Answer

**step1** Understanding the problem

The problem presents a first-order ordinary differential equation: $$(e^{x}+e^{-x})\frac{dy}{dx}=e^{x}-e^{-x}$$ We are asked to find the general solution for $$y$$ in terms of $$x$$ and an arbitrary constant $$c$$. This type of problem requires knowledge of calculus, specifically integration and differential equations.
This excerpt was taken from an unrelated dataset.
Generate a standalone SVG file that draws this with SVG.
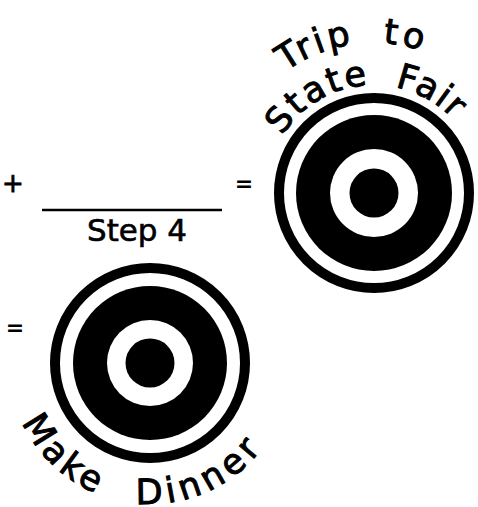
<svg xmlns="http://www.w3.org/2000/svg" width="478" height="507" viewBox="0 0 478 507">
<style>
.hand{font-family:"DejaVu Sans","Noto Sans",sans-serif;font-size:35px;fill:#000;stroke:#000;stroke-width:1}
.cond{font-family:"DejaVu Sans","Liberation Sans",sans-serif;fill:#000}
.ring{fill:none;stroke:#000;stroke-width:10}
</style>
<defs>
<path id="arcTrip" d="M 267.9 86.9 A 150 150 0 0 1 449 63.1"/>
<path id="arcState" d="M 272.5 156.1 A 108 108 0 0 1 467.5 139"/>
<path id="arcMake" d="M 17.5 411.2 A 141 141 0 0 0 282.5 411.2"/>
</defs>
<rect width="478" height="507" fill="#fff"/>
<g id="equation">
<text class="cond" x="13" y="192" font-size="26" stroke="#000" stroke-width="0.8" text-anchor="middle">+</text>
<line x1="42" y1="210" x2="222" y2="210" stroke="#000" stroke-width="2.5"/>
<text class="cond" x="87" y="241" font-size="30" stroke="#000" stroke-width="0.6" textLength="100" lengthAdjust="spacingAndGlyphs">Step 4</text>
<text class="cond" x="244" y="191" font-size="22" font-weight="bold" text-anchor="middle">=</text>
<text class="cond" x="15" y="335" font-size="22" font-weight="bold" text-anchor="middle">=</text>
</g>
<g id="target-state-fair">
<circle class="ring" cx="374" cy="193" r="95"/>
<circle cx="374" cy="193" r="78" fill="#000"/>
<circle cx="374" cy="193" r="44" fill="#fff"/>
<circle cx="374" cy="193" r="24.5" fill="#000"/>
<text class="hand" letter-spacing="3"><textPath href="#arcTrip" startOffset="23.6">Trip</textPath></text>
<text class="hand" letter-spacing="4"><textPath href="#arcTrip" startOffset="126.7">to</textPath></text>
<text class="hand" letter-spacing="2.5"><textPath href="#arcState" startOffset="22.6">State</textPath></text>
<text class="hand" letter-spacing="1.5"><textPath href="#arcState" startOffset="153">Fair</textPath></text>
</g>
<g id="target-make-dinner">
<circle class="ring" cx="150" cy="363" r="95"/>
<circle cx="150" cy="363" r="77" fill="#000"/>
<circle cx="150" cy="363" r="43" fill="#fff"/>
<circle cx="150" cy="363" r="24.5" fill="#000"/>
<text class="hand" letter-spacing="4"><textPath href="#arcMake" startOffset="12">Make</textPath></text>
<text class="hand" letter-spacing="5"><textPath href="#arcMake" startOffset="158">Dinner</textPath></text>
</g>
</svg>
**step2** Separating variables

To solve this differential equation, we first rearrange it to separate the variables $$x$$ and $$y$$. We want to get $$dy$$ and all terms involving $$y$$ on one side, and $$dx$$ and all terms involving $$x$$ on the other side.
Divide both sides by $$(e^{x}+e^{-x})$$:
$$\frac{dy}{dx} = \frac{e^{x}-e^{-x}}{e^{x}+e^{-x}}$$
Now, multiply both sides by $$dx$$ to separate the differentials:
$$dy = \left(\frac{e^{x}-e^{-x}}{e^{x}+e^{-x}}\right) dx$$

**step3** Integrating both sides of the equation

To find the function $$y(x)$$, we need to integrate both sides of the equation with respect to their respective variables:
$$\int dy = \int \frac{e^{x}-e^{-x}}{e^{x}+e^{-x}} dx$$
The integral of $$dy$$ is simply $$y$$. So, we have:
$$y = \int \frac{e^{x}-e^{-x}}{e^{x}+e^{-x}} dx$$

**step4** Using substitution for the integral

To solve the integral on the right-hand side, we can use a substitution method. Let $$u$$ be the denominator of the integrand:
$$u = e^{x}+e^{-x}$$
Next, we find the differential $$du$$ by taking the derivative of $$u$$ with respect to $$x$$:
$$\frac{du}{dx} = \frac{d}{dx}(e^{x}+e^{-x})$$
Recall that the derivative of $$e^x$$ is $$e^x$$ and the derivative of $$e^{-x}$$ is $$-e^{-x}$$.
So, $$\frac{du}{dx} = e^{x} - e^{-x}$$
Multiplying by $$dx$$, we get:
$$du = (e^{x} - e^{-x}) dx$$

**step5** Performing the integration in terms of u

Now, we substitute $$u$$ and $$du$$ into our integral expression for $$y$$:
$$y = \int \frac{1}{u} du$$
The integral of $$\frac{1}{u}$$ with respect to $$u$$ is $$\log|u|$$. We must also add the constant of integration, denoted by $$C$$ or $$c$$.
So, $$y = \log|u| + c$$

**step6** Substituting back the original variable

Finally, we substitute back the original expression for $$u$$ ($$u = e^{x}+e^{-x}$$) into our solution for $$y$$:
$$y = \log|e^{x}+e^{-x}| + c$$
Since $$e^x$$ is always positive and $$e^{-x}$$ is always positive, their sum $$(e^x + e^{-x})$$ will always be positive. Therefore, the absolute value is not strictly necessary for the positive sum, but it is correct to include it as per the general integration rule. The solution is:
$$y = \log(e^{x}+e^{-x}) + c$$ or equivalently $$y = \log|e^{x}+e^{-x}| + c$$

**step7** Comparing with the given options

We compare our derived solution with the provided options:
A. $$y =\log\left | e^{x}-e^{-x} \right |+c$$ (Incorrect)
B. $$y = \sinh x + c$$ (Incorrect)
C. $$y =\log\left | e^{x}+e^{-x} \right |+c$$ (This matches our solution)
D. $$y = \sec x + c$$ (Incorrect)
Therefore, the correct solution is option C.